**GOAL:** Using the listing below, report all lines holding the word "TypeScript".

**DATA EXTRACT:**
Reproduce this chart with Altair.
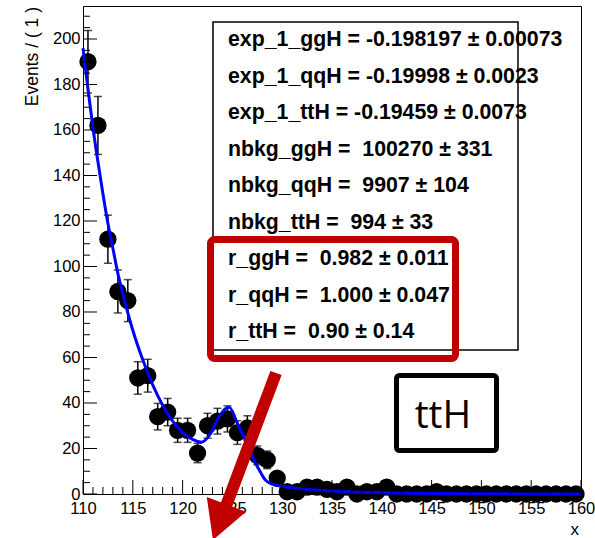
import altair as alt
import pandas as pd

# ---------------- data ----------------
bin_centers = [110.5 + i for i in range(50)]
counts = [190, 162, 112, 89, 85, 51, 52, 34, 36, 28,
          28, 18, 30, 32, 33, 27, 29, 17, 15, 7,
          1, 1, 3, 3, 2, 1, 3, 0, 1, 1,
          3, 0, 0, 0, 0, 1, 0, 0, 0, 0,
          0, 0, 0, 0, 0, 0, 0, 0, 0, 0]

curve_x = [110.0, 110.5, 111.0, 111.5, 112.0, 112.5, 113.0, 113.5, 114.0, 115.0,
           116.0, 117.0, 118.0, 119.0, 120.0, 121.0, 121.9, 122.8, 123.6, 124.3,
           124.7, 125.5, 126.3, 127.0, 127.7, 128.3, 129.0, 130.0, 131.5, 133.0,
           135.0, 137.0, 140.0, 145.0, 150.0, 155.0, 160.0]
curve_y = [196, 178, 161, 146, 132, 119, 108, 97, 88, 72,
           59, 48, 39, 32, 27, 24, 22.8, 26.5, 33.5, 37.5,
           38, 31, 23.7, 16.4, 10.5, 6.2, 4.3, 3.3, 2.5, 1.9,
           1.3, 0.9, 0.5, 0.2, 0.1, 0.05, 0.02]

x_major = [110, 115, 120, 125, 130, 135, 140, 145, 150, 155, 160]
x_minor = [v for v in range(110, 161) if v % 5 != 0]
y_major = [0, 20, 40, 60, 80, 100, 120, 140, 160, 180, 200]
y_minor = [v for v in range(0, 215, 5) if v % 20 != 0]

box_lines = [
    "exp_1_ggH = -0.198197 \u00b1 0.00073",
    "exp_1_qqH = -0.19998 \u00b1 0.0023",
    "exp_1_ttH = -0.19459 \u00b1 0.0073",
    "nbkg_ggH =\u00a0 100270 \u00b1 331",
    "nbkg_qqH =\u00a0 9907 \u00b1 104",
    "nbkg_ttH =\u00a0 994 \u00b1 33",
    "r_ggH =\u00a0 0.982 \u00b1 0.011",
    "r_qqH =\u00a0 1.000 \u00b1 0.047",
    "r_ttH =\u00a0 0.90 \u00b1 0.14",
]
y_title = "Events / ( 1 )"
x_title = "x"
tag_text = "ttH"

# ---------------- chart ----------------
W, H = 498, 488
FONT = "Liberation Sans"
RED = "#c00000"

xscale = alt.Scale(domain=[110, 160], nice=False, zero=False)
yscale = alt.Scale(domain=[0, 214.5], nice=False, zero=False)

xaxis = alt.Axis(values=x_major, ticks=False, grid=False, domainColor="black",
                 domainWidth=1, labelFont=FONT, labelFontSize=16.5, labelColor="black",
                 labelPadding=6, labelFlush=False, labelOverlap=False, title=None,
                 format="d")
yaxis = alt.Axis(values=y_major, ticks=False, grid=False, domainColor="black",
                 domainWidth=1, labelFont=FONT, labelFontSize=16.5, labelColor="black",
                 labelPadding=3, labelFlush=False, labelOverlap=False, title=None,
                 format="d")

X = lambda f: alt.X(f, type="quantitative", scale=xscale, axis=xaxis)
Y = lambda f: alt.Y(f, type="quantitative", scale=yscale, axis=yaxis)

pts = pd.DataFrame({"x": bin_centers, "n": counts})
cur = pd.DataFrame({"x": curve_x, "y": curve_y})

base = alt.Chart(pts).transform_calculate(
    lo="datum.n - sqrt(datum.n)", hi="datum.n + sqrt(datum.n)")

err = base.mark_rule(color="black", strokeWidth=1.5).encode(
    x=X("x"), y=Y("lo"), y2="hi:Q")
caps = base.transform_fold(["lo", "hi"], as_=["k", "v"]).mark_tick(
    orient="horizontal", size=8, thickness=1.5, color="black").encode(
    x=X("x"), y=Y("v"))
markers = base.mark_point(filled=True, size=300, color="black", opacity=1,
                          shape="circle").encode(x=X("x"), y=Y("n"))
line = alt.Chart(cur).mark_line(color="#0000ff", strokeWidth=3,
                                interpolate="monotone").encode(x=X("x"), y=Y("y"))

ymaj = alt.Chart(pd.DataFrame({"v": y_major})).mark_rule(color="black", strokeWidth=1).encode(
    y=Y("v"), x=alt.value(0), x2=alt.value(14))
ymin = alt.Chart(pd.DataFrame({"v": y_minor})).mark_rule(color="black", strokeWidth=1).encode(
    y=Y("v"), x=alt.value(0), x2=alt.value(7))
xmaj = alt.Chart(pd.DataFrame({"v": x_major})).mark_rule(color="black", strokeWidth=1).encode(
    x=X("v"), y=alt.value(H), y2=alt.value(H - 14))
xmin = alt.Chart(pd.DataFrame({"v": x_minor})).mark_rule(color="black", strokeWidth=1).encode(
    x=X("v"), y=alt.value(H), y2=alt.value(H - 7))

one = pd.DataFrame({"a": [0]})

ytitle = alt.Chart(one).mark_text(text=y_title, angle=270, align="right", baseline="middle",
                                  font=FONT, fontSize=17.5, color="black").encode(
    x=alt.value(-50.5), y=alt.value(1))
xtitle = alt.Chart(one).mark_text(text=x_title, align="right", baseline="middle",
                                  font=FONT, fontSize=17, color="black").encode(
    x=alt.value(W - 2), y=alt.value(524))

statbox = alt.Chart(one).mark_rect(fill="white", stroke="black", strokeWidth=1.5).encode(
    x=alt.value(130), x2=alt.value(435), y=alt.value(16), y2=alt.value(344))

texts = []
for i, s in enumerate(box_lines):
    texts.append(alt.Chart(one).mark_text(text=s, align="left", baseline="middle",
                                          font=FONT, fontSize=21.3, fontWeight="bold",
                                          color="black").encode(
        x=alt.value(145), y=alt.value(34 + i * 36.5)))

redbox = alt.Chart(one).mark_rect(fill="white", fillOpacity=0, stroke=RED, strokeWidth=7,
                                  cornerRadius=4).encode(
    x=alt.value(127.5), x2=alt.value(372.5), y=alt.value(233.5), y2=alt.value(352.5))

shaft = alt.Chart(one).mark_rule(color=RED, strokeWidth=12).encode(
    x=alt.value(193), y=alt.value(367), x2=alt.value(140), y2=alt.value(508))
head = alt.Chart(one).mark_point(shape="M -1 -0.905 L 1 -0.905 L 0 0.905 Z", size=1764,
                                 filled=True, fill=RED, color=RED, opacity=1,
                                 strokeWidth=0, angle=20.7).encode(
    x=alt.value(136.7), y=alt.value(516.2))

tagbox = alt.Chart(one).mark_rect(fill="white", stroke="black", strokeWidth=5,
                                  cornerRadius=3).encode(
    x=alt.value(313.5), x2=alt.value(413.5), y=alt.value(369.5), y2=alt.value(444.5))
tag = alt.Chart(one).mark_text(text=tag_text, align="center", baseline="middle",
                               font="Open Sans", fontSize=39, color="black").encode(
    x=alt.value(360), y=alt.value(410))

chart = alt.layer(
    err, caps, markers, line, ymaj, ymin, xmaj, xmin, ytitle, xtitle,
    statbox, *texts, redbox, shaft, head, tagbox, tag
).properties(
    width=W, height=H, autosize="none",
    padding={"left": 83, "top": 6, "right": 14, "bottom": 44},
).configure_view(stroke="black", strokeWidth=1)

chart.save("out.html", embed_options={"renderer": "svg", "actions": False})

* * *

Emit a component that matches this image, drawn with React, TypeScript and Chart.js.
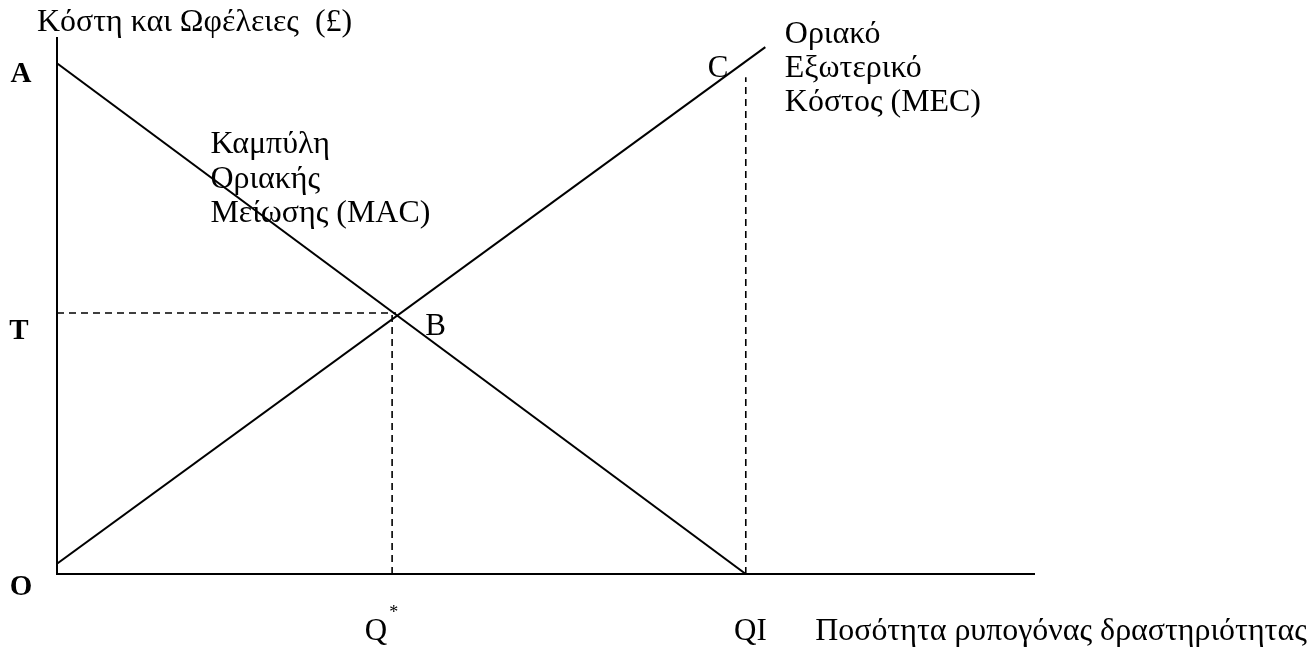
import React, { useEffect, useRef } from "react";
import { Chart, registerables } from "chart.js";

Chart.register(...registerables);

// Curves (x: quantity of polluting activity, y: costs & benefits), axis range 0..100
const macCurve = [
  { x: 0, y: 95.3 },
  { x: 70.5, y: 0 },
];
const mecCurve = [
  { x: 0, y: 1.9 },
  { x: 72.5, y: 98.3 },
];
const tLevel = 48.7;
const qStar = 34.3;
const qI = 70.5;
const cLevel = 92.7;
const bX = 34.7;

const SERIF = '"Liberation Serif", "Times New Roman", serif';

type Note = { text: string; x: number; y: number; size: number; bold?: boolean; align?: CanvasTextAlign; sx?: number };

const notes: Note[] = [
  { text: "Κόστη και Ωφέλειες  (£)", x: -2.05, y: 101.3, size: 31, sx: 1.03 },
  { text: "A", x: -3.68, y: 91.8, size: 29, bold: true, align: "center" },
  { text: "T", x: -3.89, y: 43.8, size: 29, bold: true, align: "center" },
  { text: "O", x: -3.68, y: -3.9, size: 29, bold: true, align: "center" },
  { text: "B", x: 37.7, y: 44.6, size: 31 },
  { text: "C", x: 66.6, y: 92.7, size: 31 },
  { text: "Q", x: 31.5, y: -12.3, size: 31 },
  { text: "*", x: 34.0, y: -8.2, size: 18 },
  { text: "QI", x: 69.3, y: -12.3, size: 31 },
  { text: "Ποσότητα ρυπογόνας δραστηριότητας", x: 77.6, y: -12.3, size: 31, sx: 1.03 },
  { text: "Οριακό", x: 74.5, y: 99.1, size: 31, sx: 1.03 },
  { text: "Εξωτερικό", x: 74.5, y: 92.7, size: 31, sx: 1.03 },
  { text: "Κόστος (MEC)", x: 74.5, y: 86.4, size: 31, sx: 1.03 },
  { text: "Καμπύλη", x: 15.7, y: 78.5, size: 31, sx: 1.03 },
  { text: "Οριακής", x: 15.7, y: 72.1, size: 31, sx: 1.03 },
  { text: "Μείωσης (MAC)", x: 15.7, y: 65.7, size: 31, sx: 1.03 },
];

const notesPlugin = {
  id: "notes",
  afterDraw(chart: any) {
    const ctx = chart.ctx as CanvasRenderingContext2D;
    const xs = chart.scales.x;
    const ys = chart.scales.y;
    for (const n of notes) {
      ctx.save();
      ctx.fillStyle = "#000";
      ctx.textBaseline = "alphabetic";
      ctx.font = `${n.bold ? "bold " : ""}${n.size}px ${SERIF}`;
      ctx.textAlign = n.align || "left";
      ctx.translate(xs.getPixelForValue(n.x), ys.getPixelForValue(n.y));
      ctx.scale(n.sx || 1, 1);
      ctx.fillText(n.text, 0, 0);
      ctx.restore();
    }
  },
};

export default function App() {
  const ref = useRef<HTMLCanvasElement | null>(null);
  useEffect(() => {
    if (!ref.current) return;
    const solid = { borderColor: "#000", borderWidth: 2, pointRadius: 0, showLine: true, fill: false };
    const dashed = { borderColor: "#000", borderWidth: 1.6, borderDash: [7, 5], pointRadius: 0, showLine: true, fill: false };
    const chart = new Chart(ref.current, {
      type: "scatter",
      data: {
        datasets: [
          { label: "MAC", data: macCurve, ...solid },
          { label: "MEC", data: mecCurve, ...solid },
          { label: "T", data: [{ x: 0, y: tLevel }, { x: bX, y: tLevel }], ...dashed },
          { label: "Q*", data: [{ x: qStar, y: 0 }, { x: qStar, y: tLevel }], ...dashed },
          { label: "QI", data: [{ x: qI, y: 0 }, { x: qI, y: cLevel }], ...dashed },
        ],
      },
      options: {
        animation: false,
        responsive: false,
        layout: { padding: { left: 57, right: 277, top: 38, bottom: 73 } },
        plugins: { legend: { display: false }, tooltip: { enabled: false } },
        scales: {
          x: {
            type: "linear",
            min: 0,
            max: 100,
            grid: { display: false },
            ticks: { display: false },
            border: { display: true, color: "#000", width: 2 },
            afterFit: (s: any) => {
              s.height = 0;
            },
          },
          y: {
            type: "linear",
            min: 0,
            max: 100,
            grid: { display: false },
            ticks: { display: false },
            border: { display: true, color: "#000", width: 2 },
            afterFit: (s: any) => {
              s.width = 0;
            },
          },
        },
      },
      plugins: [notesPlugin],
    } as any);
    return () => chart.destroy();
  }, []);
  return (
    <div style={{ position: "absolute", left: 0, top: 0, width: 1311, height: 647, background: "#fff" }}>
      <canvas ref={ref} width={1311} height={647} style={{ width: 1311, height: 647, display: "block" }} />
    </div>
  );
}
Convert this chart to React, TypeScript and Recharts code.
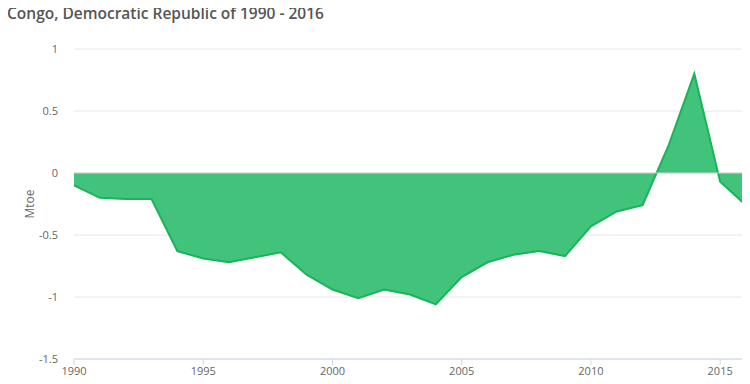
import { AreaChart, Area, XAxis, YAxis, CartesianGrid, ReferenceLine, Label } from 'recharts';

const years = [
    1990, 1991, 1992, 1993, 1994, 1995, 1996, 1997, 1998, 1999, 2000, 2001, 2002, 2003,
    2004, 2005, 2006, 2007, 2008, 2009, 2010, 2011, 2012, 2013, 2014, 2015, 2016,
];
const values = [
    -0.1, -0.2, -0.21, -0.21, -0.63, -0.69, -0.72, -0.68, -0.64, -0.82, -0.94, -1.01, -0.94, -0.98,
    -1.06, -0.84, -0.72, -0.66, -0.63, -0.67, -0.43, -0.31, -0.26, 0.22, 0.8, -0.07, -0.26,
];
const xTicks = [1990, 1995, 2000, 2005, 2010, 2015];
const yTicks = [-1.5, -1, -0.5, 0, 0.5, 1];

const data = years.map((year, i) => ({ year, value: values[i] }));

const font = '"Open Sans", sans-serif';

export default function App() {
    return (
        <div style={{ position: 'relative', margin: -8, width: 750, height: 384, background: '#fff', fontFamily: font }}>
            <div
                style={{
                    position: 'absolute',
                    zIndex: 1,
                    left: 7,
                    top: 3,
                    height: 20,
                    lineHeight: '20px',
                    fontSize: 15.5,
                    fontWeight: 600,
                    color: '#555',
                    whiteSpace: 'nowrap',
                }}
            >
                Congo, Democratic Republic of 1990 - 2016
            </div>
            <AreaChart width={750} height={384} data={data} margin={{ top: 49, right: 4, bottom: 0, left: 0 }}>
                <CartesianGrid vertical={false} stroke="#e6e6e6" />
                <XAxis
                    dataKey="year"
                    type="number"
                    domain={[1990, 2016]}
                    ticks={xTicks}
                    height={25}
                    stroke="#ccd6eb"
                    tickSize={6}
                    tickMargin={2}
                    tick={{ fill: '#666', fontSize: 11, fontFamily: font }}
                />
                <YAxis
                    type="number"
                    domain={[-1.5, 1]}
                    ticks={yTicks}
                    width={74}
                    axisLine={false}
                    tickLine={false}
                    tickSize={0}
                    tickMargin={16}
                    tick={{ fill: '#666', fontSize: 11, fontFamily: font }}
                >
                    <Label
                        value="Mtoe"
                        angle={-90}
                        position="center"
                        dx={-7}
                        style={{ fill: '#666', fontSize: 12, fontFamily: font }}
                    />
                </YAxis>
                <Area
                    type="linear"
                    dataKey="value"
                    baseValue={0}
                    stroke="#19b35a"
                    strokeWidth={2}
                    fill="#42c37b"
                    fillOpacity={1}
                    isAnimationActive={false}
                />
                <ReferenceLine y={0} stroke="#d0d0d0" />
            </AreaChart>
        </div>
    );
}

**WRITTEN SOLUTION:**
Emit a component that matches this image, drawn with React, TypeScript and Chart.js.
Convert this chart to React, TypeScript and Recharts code.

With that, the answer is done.